**** Excerpted data ****

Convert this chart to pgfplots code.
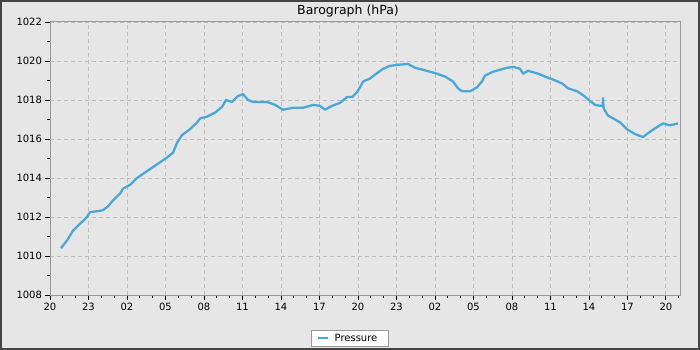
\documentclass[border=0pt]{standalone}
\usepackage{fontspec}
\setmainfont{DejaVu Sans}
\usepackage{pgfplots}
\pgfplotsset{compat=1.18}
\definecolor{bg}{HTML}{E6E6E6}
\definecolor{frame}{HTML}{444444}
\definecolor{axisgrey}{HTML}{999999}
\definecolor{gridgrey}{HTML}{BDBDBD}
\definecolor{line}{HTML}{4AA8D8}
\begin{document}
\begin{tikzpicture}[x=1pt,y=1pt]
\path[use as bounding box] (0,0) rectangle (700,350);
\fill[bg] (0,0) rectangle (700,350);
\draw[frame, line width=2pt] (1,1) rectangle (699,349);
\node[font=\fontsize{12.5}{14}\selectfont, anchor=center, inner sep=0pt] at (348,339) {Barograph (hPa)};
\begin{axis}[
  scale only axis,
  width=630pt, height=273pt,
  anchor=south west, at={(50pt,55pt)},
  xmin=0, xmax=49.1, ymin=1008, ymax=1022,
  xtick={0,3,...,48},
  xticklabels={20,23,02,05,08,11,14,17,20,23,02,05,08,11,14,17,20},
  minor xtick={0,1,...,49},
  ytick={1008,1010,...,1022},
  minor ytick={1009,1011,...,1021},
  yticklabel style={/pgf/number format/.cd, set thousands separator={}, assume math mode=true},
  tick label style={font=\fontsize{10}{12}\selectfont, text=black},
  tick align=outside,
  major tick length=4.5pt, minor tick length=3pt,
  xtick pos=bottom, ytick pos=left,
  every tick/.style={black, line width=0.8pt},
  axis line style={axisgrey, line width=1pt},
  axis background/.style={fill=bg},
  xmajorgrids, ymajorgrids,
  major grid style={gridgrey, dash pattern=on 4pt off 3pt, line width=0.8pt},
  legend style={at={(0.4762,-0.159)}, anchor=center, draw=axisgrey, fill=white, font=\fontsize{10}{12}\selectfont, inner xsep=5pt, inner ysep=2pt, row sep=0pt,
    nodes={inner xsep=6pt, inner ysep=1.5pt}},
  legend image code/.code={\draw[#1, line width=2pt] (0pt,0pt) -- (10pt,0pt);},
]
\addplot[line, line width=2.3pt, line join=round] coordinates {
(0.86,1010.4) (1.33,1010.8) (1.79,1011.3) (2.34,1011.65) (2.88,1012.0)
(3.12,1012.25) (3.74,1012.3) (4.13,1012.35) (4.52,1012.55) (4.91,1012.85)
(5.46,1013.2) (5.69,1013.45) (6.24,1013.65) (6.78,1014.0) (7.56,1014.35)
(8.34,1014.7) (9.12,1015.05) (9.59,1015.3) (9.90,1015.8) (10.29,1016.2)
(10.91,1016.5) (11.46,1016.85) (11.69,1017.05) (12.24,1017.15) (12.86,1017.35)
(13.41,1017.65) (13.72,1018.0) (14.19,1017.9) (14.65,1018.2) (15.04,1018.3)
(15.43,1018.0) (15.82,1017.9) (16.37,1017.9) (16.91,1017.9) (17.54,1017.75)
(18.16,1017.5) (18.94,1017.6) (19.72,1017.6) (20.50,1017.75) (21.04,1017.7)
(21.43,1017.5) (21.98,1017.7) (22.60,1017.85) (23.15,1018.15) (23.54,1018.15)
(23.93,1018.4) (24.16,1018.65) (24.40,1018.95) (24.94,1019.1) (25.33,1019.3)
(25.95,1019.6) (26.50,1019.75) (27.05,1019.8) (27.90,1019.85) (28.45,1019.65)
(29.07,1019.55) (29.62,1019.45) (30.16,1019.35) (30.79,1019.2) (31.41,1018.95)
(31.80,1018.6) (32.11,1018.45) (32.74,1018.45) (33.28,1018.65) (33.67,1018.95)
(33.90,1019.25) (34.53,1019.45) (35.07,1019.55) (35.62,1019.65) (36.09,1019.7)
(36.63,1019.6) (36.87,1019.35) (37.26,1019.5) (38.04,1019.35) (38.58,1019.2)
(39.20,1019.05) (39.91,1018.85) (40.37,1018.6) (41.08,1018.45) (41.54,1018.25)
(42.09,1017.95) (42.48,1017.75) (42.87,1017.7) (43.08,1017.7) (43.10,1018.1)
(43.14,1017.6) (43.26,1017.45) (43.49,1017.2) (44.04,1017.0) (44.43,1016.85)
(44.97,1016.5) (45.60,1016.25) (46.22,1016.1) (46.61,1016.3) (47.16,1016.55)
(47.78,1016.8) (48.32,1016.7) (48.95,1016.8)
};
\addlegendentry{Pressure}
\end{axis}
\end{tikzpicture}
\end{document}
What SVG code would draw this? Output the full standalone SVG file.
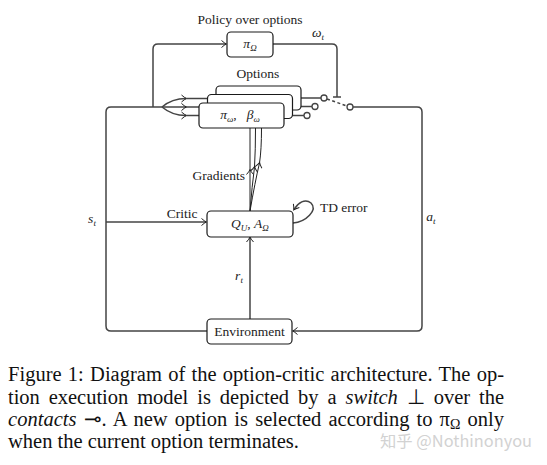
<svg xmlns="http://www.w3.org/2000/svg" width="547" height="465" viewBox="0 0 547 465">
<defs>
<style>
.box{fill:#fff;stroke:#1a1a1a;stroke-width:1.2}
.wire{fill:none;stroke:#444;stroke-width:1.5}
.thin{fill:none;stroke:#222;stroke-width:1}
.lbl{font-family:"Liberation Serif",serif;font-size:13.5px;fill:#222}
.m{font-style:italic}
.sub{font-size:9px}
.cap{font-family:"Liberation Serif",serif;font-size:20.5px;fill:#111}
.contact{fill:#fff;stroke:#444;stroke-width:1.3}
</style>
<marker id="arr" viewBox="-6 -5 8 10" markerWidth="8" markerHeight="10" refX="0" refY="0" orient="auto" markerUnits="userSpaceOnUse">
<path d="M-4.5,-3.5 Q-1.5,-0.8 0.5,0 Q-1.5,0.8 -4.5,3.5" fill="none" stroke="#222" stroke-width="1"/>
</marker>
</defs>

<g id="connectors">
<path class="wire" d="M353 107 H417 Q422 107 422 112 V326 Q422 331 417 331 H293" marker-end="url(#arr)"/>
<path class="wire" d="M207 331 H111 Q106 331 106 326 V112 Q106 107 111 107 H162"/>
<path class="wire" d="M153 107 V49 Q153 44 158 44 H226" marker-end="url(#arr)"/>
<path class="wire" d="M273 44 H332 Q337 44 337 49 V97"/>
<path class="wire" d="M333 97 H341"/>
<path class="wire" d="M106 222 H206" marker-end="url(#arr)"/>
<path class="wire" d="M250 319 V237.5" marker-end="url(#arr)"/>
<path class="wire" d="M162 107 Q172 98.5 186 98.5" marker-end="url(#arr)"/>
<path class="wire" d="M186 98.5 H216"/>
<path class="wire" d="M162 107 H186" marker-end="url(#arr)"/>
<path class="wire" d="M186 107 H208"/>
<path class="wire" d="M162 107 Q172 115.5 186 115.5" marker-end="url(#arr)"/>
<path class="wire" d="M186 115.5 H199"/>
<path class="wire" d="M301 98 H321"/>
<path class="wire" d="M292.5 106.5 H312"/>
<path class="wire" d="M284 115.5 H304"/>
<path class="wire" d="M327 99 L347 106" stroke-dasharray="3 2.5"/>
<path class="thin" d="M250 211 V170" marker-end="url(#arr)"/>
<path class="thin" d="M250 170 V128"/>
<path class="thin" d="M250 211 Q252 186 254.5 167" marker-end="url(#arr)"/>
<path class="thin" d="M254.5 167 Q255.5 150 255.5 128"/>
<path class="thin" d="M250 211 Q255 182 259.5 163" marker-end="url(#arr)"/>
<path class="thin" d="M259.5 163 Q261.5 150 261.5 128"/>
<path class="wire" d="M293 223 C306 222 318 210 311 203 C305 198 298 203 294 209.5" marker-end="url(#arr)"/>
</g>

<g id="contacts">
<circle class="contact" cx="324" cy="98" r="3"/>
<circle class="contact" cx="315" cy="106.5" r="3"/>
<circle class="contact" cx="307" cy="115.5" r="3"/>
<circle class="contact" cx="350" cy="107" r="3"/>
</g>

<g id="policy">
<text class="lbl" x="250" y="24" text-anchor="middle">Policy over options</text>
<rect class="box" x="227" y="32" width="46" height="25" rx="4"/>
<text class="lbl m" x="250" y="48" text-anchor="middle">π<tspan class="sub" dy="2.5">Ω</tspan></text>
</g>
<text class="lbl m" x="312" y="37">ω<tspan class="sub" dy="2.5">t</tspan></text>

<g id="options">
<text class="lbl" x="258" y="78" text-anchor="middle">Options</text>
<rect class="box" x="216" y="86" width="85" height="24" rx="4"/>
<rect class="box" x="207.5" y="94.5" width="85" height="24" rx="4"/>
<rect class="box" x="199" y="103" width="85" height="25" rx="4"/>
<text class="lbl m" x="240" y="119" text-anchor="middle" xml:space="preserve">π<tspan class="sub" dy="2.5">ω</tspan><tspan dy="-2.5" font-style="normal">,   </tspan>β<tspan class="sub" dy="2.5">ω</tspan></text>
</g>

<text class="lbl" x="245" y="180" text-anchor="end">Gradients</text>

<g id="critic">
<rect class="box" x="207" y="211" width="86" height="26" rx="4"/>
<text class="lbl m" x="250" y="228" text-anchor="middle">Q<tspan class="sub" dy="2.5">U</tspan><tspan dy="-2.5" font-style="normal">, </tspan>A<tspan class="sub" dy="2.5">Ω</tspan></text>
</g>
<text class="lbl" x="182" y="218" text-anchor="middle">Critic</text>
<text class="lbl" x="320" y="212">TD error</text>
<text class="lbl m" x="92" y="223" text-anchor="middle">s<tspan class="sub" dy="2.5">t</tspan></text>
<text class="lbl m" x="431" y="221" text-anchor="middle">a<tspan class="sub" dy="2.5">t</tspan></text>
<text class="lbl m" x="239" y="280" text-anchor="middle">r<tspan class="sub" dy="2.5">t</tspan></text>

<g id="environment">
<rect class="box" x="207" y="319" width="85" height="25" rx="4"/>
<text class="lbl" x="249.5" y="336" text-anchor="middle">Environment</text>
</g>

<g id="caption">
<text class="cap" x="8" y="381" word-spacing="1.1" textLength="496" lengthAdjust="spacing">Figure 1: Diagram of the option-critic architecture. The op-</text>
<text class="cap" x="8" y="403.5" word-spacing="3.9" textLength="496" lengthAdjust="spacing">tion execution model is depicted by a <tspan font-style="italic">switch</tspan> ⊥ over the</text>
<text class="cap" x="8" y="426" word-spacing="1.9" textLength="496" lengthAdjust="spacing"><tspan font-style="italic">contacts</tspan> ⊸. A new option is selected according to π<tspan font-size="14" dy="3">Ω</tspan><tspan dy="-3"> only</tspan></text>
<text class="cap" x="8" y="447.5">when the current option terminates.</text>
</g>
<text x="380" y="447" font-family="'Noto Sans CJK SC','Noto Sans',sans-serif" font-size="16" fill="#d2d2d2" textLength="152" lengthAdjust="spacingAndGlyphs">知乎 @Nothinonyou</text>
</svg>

****

◆ **What this task involves**
Search the listing for the string "standalone". Copy each line where it turns up.

◆ **Task output**
\documentclass[border=0pt]{standalone}
What SVG code would draw this? Output the full standalone SVG file.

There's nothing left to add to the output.